# Start of Material

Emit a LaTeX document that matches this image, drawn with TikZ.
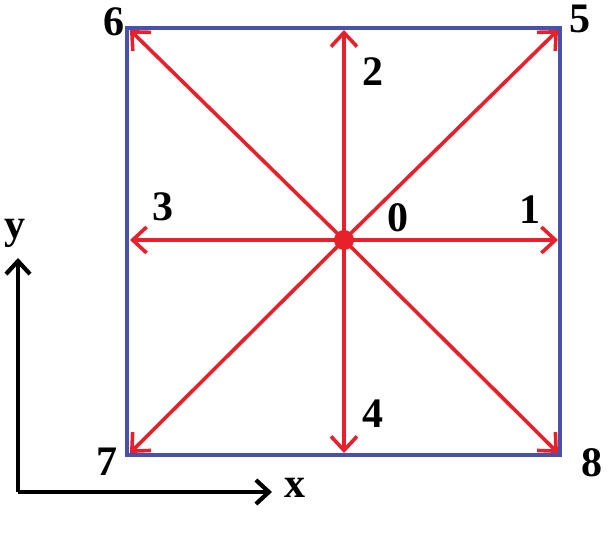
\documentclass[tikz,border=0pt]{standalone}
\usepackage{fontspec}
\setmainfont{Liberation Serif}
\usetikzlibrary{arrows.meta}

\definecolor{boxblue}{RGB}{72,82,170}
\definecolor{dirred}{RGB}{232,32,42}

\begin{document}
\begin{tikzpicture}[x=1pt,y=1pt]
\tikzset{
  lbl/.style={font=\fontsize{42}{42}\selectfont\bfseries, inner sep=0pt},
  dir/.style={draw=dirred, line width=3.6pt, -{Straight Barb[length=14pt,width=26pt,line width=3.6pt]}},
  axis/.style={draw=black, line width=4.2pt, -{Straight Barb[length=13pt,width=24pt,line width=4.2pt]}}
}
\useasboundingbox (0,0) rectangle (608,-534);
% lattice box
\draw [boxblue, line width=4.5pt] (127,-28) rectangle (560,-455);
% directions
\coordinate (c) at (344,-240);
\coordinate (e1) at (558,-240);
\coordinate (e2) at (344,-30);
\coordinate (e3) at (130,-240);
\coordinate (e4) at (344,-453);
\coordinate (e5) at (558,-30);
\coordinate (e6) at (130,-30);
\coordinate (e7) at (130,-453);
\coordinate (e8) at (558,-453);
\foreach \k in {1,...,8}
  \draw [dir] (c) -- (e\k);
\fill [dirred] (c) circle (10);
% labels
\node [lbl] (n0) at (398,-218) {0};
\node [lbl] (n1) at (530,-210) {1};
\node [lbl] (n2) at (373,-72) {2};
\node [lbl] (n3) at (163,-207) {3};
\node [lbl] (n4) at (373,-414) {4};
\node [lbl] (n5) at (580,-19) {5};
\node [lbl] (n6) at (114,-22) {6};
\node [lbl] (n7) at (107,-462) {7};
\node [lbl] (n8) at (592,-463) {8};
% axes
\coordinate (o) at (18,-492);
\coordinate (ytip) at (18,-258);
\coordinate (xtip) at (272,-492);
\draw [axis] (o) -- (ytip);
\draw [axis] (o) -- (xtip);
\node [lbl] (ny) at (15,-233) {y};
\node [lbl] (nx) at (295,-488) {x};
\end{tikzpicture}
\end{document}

# End of Material

Requirements >> Without the pictures, write out all of the material exactly.

Completed exercise >>
Emit a LaTeX document that matches this image, drawn with TikZ.
\documentclass[tikz,border=0pt]{standalone}
\usepackage{fontspec}
\setmainfont{Liberation Serif}
\usetikzlibrary{arrows.meta}

\definecolor{boxblue}{RGB}{72,82,170}
\definecolor{dirred}{RGB}{232,32,42}

\begin{document}
\begin{tikzpicture}[x=1pt,y=1pt]
\tikzset{
  lbl/.style={font=\fontsize{42}{42}\selectfont\bfseries, inner sep=0pt},
  dir/.style={draw=dirred, line width=3.6pt, -{Straight Barb[length=14pt,width=26pt,line width=3.6pt]}},
  axis/.style={draw=black, line width=4.2pt, -{Straight Barb[length=13pt,width=24pt,line width=4.2pt]}}
}
\useasboundingbox (0,0) rectangle (608,-534);
% lattice box
\draw [boxblue, line width=4.5pt] (127,-28) rectangle (560,-455);
% directions
\coordinate (c) at (344,-240);
\coordinate (e1) at (558,-240);
\coordinate (e2) at (344,-30);
\coordinate (e3) at (130,-240);
\coordinate (e4) at (344,-453);
\coordinate (e5) at (558,-30);
\coordinate (e6) at (130,-30);
\coordinate (e7) at (130,-453);
\coordinate (e8) at (558,-453);
\foreach \k in {1,...,8}
  \draw [dir] (c) -- (e\k);
\fill [dirred] (c) circle (10);
% labels
\node [lbl] (n0) at (398,-218) {0};
\node [lbl] (n1) at (530,-210) {1};
\node [lbl] (n2) at (373,-72) {2};
\node [lbl] (n3) at (163,-207) {3};
\node [lbl] (n4) at (373,-414) {4};
\node [lbl] (n5) at (580,-19) {5};
\node [lbl] (n6) at (114,-22) {6};
\node [lbl] (n7) at (107,-462) {7};
\node [lbl] (n8) at (592,-463) {8};
% axes
\coordinate (o) at (18,-492);
\coordinate (ytip) at (18,-258);
\coordinate (xtip) at (272,-492);
\draw [axis] (o) -- (ytip);
\draw [axis] (o) -- (xtip);
\node [lbl] (ny) at (15,-233) {y};
\node [lbl] (nx) at (295,-488) {x};
\end{tikzpicture}
\end{document}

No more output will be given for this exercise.